## Supplied material

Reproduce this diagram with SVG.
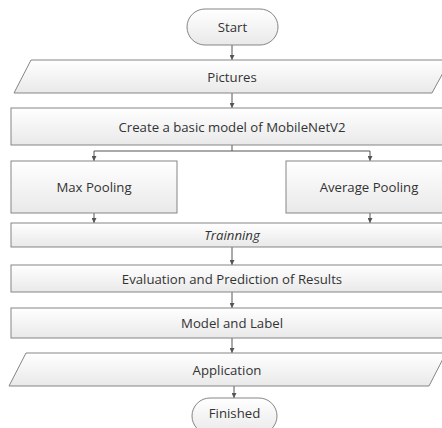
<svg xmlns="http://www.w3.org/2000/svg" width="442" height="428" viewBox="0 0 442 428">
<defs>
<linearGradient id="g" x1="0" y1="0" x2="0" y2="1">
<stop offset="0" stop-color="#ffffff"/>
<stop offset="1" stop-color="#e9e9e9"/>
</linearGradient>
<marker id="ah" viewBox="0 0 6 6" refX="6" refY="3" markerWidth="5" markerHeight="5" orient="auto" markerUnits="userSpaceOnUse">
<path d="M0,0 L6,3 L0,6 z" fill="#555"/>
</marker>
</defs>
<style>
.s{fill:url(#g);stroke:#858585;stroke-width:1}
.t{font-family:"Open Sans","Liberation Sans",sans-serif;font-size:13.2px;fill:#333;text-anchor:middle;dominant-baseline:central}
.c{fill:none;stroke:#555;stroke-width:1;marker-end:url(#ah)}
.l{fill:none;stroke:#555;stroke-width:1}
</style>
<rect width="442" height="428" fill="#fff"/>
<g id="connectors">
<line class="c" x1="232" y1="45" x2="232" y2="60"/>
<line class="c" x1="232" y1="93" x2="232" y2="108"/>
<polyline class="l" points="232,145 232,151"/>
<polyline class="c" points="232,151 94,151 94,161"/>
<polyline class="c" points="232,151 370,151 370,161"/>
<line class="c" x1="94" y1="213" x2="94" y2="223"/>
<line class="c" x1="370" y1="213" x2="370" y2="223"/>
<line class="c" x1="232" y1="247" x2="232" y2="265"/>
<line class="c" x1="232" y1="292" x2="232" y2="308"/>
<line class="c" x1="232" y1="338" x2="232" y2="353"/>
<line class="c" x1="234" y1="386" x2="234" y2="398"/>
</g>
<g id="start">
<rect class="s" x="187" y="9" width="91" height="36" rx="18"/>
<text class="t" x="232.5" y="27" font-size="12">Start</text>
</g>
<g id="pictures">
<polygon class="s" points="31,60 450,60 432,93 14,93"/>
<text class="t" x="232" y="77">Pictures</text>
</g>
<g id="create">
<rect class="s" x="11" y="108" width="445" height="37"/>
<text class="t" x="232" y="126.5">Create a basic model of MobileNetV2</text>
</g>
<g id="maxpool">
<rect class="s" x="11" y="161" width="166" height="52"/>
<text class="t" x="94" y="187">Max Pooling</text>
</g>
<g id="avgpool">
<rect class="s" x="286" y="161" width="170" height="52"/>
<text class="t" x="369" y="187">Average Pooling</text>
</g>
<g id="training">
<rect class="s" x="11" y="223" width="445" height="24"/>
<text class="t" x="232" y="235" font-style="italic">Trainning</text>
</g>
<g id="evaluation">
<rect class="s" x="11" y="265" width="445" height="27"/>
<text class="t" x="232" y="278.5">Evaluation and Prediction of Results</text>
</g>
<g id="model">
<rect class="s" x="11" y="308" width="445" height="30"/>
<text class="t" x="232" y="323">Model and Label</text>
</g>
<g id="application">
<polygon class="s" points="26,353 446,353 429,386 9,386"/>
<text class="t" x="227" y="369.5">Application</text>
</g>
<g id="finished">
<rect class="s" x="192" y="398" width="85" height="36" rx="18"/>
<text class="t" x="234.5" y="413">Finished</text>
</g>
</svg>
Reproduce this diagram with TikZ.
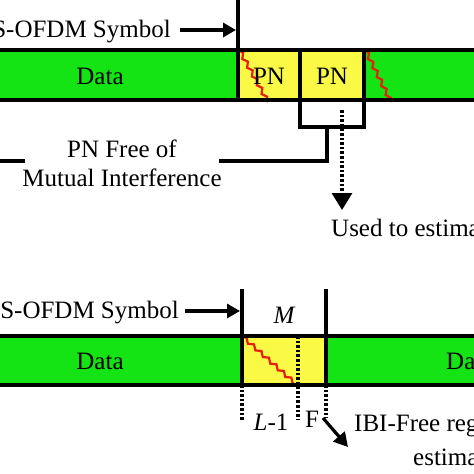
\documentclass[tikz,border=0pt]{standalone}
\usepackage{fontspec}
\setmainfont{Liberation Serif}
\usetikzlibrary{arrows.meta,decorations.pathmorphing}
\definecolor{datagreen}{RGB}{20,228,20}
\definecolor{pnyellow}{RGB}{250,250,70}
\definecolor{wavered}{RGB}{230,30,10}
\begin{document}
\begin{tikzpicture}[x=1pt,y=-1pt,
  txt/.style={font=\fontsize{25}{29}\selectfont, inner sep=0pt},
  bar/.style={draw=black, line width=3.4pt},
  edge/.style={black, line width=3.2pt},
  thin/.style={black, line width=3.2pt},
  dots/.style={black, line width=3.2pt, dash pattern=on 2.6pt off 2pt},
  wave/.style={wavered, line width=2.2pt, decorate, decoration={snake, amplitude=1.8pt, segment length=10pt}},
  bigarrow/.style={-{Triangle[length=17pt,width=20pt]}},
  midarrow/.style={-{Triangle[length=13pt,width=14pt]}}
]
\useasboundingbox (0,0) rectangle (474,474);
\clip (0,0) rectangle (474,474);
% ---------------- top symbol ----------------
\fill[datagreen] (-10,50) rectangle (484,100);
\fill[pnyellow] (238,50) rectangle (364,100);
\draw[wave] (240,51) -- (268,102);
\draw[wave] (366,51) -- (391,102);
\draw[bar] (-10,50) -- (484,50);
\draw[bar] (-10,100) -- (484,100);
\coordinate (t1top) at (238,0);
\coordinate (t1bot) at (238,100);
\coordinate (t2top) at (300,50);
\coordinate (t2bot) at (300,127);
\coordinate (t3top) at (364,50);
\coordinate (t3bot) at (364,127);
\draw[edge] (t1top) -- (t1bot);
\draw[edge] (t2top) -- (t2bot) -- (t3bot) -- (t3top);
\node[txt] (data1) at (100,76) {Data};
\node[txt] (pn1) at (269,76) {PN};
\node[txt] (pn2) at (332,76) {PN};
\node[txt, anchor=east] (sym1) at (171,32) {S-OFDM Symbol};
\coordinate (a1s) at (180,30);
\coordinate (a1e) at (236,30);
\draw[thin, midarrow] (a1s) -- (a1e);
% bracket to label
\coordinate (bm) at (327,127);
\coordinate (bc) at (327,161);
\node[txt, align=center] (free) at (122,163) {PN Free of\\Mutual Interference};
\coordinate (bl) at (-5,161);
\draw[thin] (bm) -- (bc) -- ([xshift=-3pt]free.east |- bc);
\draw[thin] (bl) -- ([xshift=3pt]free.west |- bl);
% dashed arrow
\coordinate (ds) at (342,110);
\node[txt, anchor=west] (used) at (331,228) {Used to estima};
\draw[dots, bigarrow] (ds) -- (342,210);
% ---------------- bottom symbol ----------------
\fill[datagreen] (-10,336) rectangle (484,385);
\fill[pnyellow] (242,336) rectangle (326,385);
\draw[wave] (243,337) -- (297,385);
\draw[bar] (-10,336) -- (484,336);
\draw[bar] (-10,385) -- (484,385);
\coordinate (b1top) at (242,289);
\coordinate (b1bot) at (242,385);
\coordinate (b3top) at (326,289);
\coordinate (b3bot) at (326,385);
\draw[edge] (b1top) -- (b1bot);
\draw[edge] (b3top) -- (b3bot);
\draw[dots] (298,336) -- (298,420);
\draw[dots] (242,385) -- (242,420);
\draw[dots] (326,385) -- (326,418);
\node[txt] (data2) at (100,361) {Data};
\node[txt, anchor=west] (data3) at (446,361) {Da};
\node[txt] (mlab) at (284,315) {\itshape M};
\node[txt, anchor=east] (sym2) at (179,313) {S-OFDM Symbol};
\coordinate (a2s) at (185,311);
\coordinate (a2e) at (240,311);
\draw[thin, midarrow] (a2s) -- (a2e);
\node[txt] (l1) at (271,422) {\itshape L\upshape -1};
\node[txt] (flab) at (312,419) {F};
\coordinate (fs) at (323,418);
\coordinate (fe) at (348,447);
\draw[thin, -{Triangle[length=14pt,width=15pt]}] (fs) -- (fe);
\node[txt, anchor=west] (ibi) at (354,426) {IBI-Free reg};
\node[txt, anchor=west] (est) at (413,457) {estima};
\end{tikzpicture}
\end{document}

## Direction
Check each line of the records above for "with", and copy those that have it.

## Response
Reproduce this diagram with SVG.
Reproduce this diagram with TikZ.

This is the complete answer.